Morawiecki fasste seine jüngsten Gespräche mit den Staats- und Regierungschefs der EU – darunter die scheidende Bundeskanzlerin Angela Merkel, der französische Präsident Emmanuel Macron und die Chefin der Europäischen Kommission Ursula von der Leyen – dennoch als "sehr zufriedenstellend" zusammen und erklärte, dass trotz der oben erwähnten Meinungsverschiedenheiten keine Gefahr eines "Polexit" bestehe.

Barley: Die EU ist gefährdet

Doch die Vizepräsidentin des Europaparlaments Katarina Barley warnte nun in einem Interview mit dem Sender ntv vor einem Zerfall der Europäischen Union.

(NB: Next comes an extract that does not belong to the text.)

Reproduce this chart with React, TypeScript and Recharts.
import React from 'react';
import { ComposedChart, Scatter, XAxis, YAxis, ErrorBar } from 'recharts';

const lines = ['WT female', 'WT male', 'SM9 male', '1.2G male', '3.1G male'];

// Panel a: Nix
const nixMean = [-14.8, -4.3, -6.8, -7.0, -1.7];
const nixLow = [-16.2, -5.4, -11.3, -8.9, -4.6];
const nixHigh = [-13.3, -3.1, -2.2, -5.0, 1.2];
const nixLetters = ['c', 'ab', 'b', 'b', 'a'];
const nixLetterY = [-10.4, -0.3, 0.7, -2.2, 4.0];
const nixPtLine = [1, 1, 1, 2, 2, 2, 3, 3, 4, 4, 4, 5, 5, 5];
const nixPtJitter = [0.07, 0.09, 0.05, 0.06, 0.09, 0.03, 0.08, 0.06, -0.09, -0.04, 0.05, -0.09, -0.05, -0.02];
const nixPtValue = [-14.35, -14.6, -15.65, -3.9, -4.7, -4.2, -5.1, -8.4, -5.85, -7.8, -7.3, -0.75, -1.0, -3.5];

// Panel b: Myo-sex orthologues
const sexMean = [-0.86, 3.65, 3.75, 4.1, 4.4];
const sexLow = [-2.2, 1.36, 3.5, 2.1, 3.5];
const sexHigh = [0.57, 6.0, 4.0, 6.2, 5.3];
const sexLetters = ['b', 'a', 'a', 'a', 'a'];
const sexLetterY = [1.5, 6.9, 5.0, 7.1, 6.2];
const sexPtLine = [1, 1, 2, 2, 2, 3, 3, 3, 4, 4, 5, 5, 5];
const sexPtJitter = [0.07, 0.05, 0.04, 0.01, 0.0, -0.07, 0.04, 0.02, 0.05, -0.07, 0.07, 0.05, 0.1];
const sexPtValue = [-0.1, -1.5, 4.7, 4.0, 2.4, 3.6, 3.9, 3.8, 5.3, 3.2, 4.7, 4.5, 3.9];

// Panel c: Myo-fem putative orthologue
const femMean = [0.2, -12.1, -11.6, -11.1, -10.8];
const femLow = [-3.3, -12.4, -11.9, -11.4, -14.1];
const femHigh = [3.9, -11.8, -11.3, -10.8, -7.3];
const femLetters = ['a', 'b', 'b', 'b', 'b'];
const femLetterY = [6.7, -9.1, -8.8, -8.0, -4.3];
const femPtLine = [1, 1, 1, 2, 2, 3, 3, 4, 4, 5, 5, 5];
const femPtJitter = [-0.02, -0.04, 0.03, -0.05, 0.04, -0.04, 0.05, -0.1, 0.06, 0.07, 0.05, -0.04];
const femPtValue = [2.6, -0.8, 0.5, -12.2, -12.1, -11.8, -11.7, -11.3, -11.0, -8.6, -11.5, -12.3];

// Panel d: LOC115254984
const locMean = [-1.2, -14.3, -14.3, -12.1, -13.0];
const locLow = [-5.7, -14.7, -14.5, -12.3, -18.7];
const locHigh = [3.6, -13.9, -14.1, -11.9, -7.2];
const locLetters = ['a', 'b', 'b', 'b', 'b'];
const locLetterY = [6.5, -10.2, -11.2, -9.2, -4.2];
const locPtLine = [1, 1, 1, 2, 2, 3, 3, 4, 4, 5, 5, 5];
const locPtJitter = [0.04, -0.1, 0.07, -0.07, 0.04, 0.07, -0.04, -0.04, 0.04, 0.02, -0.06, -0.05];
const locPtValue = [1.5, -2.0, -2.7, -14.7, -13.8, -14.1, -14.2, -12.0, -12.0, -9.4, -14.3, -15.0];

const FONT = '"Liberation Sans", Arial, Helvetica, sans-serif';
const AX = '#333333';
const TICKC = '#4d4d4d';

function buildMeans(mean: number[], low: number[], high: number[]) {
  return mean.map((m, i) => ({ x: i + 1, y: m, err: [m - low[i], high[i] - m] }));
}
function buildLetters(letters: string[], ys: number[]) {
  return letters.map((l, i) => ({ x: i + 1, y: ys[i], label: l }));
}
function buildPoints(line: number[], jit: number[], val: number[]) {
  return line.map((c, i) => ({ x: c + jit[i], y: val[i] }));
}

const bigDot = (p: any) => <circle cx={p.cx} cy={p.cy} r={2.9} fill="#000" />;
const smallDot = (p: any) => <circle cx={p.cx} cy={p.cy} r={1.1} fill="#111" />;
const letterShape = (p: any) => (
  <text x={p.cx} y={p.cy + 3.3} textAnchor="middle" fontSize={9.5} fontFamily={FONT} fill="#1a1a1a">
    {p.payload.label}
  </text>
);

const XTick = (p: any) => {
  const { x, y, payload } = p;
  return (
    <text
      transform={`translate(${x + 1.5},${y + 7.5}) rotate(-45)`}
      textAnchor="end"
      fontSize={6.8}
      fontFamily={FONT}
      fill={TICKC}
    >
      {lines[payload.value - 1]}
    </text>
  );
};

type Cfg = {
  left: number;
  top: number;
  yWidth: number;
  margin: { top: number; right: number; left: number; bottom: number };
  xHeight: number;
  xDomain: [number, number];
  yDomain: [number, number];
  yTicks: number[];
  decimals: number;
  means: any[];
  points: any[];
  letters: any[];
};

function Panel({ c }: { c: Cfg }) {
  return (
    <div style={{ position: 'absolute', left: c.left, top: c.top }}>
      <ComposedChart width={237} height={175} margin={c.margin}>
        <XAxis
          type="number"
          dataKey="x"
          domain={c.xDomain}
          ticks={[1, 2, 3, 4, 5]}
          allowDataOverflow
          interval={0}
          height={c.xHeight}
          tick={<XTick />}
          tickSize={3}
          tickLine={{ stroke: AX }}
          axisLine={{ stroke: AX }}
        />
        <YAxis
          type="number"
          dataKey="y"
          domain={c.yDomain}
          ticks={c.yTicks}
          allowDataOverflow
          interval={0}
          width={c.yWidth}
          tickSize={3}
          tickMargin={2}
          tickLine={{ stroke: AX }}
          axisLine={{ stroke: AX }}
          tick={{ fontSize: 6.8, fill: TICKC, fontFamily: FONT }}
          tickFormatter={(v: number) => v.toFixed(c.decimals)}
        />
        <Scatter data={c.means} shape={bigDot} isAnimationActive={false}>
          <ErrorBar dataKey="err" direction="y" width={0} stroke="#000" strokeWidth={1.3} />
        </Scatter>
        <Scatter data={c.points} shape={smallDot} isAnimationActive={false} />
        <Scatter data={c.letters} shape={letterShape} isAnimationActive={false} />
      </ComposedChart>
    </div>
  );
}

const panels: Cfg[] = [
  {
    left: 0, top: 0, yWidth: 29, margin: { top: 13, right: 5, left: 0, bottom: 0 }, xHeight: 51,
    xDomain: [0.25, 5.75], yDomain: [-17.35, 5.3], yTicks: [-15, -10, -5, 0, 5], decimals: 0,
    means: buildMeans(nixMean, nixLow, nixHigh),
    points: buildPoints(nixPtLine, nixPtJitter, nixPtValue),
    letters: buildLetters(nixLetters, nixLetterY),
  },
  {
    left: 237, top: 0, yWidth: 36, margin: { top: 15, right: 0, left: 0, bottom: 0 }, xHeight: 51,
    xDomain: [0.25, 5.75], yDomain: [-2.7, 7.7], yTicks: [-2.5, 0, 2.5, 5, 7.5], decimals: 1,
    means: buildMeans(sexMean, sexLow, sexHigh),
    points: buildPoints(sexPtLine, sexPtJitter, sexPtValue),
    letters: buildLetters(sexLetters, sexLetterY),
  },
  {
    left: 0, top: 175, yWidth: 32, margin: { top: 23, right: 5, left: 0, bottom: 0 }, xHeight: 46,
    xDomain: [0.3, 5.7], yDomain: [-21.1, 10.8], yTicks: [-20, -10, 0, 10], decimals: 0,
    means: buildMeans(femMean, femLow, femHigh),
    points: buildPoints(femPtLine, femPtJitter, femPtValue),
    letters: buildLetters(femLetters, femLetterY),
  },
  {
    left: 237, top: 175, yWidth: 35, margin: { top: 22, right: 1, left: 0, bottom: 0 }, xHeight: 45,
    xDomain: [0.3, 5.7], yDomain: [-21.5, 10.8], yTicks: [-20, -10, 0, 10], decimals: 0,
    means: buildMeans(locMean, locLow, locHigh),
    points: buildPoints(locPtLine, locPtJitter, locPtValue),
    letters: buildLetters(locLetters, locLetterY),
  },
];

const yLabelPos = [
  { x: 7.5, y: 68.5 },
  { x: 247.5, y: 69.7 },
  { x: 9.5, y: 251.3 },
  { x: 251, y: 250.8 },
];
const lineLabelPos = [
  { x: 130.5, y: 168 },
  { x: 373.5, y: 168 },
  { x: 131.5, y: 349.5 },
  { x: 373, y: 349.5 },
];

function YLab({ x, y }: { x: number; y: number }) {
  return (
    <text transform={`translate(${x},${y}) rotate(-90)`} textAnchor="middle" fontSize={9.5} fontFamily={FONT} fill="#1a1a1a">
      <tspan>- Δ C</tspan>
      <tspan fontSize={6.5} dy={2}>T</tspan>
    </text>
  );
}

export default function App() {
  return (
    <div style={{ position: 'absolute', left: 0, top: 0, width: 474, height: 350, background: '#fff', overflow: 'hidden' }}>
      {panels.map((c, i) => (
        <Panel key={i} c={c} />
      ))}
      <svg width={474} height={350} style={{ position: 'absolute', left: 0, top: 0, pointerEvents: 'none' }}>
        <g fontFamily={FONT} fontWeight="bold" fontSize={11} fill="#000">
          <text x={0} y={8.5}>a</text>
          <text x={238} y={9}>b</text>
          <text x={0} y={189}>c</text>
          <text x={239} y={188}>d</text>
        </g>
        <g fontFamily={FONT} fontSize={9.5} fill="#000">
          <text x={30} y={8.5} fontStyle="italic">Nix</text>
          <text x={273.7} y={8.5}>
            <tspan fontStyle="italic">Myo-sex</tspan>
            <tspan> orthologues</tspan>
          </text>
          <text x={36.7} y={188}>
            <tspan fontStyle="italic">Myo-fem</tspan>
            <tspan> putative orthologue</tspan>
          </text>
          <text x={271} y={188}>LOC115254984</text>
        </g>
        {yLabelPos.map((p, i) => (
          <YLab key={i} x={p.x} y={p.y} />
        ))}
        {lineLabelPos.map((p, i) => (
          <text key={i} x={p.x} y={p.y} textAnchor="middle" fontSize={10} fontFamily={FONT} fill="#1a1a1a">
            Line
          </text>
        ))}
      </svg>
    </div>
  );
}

Mit dem Urteil des polnischen Verfassungsgerichtshofs habe sich die Regierung in Warschau aus der europäischen Rechtsgemeinschaft verabschiedet, sagte die SPD-Politikerin. Sie betonte: 

"Ich sehe die konkrete Gefahr, dass wenn wir jetzt nichts unternehmen, wird die Europäische Union so jedenfalls nicht mehr bestehen wird."

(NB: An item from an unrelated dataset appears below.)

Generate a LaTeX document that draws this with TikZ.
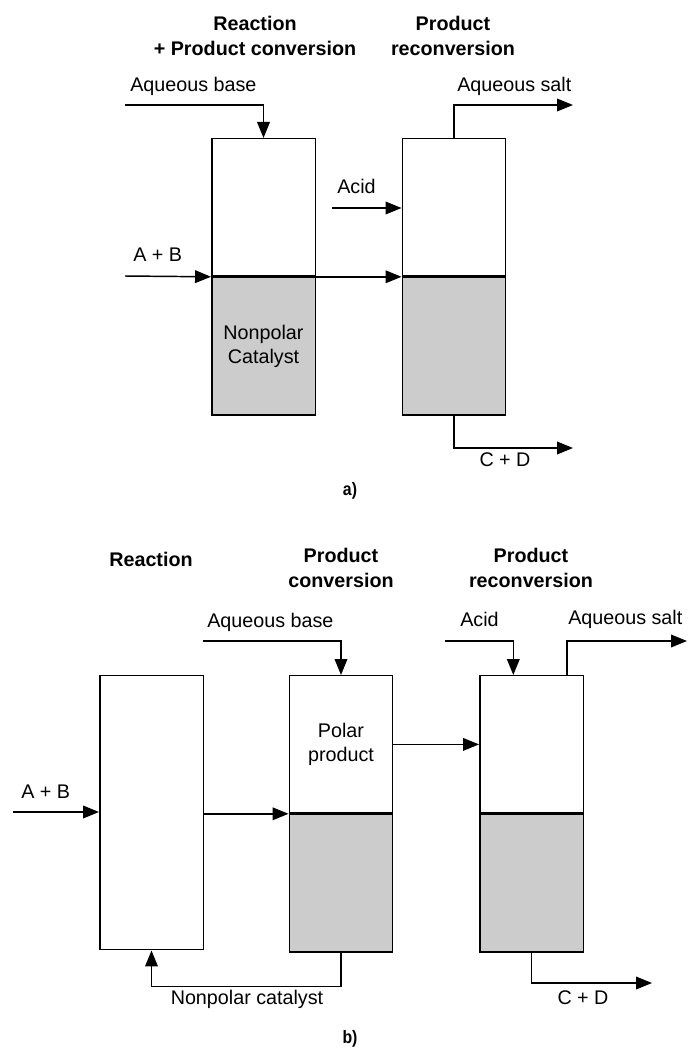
\documentclass[tikz,border=0pt]{standalone}
\usepackage{fontspec}
\setmainfont{Liberation Sans}
\setsansfont{Liberation Sans}
\newfontfamily\tagfont[FakeStretch=0.88]{Liberation Sans}
\usetikzlibrary{arrows.meta,positioning}
\definecolor{phasegray}{RGB}{204,204,204}
\newcommand{\txtfont}{\fontsize{14.8}{18}\selectfont}
\newcommand{\hdfont}{\fontsize{14.8}{18.75}\selectfont\bfseries}
\tikzset{
  vessel/.style={rectangle,draw,line width=1.1pt,minimum width=77.6pt,
                 inner sep=0pt,align=center,font=\txtfont},
  upper/.style={vessel,fill=white},
  lower/.style={vessel,fill=phasegray},
  flow/.style={-{Triangle[length=12pt,width=9.5pt]},line width=1.1pt},
  txt/.style={font=\txtfont,inner sep=0pt},
  hdr/.style={font=\hdfont,align=center,inner sep=0pt},
  tag/.style={font=\tagfont\fontsize{13.5}{16}\selectfont\bfseries,inner sep=0pt},
}
\begin{document}
\begin{tikzpicture}[x=0.75pt,y=-0.75pt]
  \useasboundingbox (0,0) rectangle (690,1052);

  % a) reaction and conversion in one vessel
  \node[hdr] (hRxA) at (255,36) {Reaction\\+ Product conversion};
  \node[hdr] (hRcA) at (453,36) {Product\\reconversion};

  \node[upper,minimum height=103pt,anchor=north] (rxA) at (263.5,138) {};
  \node[lower,minimum height=103pt,below=0pt of rxA] (rxAlow) {Nonpolar\\Catalyst};
  \node[upper,minimum height=103pt,anchor=north] (rcA) at (454,138) {};
  \node[lower,minimum height=103pt,below=0pt of rcA] (rcAlow) {};

  \coordinate (abA) at (125,105);
  \coordinate (asA) at (573,105);
  \coordinate (acA) at (332,208);
  \coordinate (inA) at (125,276);
  \coordinate (cdA) at (573,448);

  \draw[flow] (abA) -| (rxA.north);
  \draw[flow] (rcA.north) |- (asA);
  \draw[flow] (acA) -- (acA -| rcA.west);
  \draw[flow] (inA) -- (rxAlow.north west);
  \draw[flow] (rxAlow.north east) -- (rcAlow.north west);
  \draw[flow] (rcAlow.south) |- (cdA);

  \node[txt,anchor=mid west] (tAbA) at (130,88) {Aqueous base};
  \node[txt,anchor=mid west] (tAsA) at (457,88) {Aqueous salt};
  \node[txt,anchor=mid west] (tAcA) at (337,190) {Acid};
  \node[txt,anchor=mid west] (tInA) at (133,258) {A + B};
  \node[txt,anchor=mid] (tCdA) at (505,463) {C + D};
  \node[tag,anchor=mid] (tagA) at (350,492) {a)};

  % b) separate reaction, conversion and reconversion
  \node[hdr] (hRxB) at (151,559) {Reaction};
  \node[hdr] (hCvB) at (341,568) {Product\\conversion};
  \node[hdr] (hRcB) at (531,568) {Product\\reconversion};

  \node[vessel,minimum height=205.5pt,anchor=north] (rxB) at (151.5,675) {};
  \node[upper,minimum height=103pt,anchor=north] (cvB) at (341,675) {Polar\\product};
  \node[lower,minimum height=103pt,below=0pt of cvB] (cvBlow) {};
  \node[upper,minimum height=103pt,anchor=north] (rcB) at (531.5,675) {};
  \node[lower,minimum height=103pt,below=0pt of rcB] (rcBlow) {};

  \coordinate (abB) at (203,641);
  \coordinate (acB) at (445,641);
  \coordinate (asB) at (687,641);
  \coordinate (inB) at (13,812);
  \coordinate (cdB) at (652,983);

  \draw[flow] (abB) -| (cvB.north);
  \draw[flow] (acB) -| ([xshift=25.7pt]rcB.north west);
  \draw[flow] ([xshift=-12.75pt]rcB.north east) |- (asB);
  \draw[flow] (inB) -- (inB -| rxB.west);
  \draw[flow] (rxB.east |- cvBlow.north) -- (cvBlow.north west);
  \draw[flow] (cvB.east) -- (cvB.east -| rcB.west);
  \draw[flow] (cvBlow.south) -- ++(0,34) -| (rxB.south);
  \draw[flow] (rcBlow.south) |- (cdB);

  \node[txt,anchor=mid west] (tAbB) at (207,624) {Aqueous base};
  \node[txt,anchor=mid west] (tAcB) at (460,623) {Acid};
  \node[txt,anchor=mid west] (tAsB) at (568,621) {Aqueous salt};
  \node[txt,anchor=mid west] (tInB) at (21,795) {A + B};
  \node[txt,anchor=mid] (tCatB) at (247,1001) {Nonpolar catalyst};
  \node[txt,anchor=mid] (tCdB) at (583,1001) {C + D};
  \node[tag,anchor=mid] (tagB) at (350,1040) {b)};
\end{tikzpicture}
\end{document}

Laut Barley arbeiten Polen und auch Ungarn bereits seit Jahren daran, "unser Verständnis von Demokratie und Rechtsstaatlichkeit zu verändern". Budapest und Warschau begnügten sich nicht damit, in ihren eigenen Ländern die Unabhängigkeit der Justiz abzuschaffen, sondern wollten das in die gesamte Europäische Union übertragen. Der "Lawineneffekt" sei von Ungarn ausgegangen und erstrecke sich nun auch auf andere Staaten wie etwa Polen, aber inzwischen auch Slowenien. 

Laut Barley herrschen in Ungarn bereits "Verhältnisse, da kann man schon fast nicht mehr von Demokratie reden". Der ungarische Regierungschef Viktor Orbán habe seine Macht total zementiert. "Er wird sie auch nicht abgeben, selbst wenn er abgewählt werden sollte", so Barley. Orbán habe demnach da "Mechanismen eingebaut, dass er nachher immer noch die Fäden in der Hand hält". Das sei dann auf Polen übergeschwappt, warnte die SPD-Politikerin. Die EU müsse jetzt "endlich konsequenter handeln".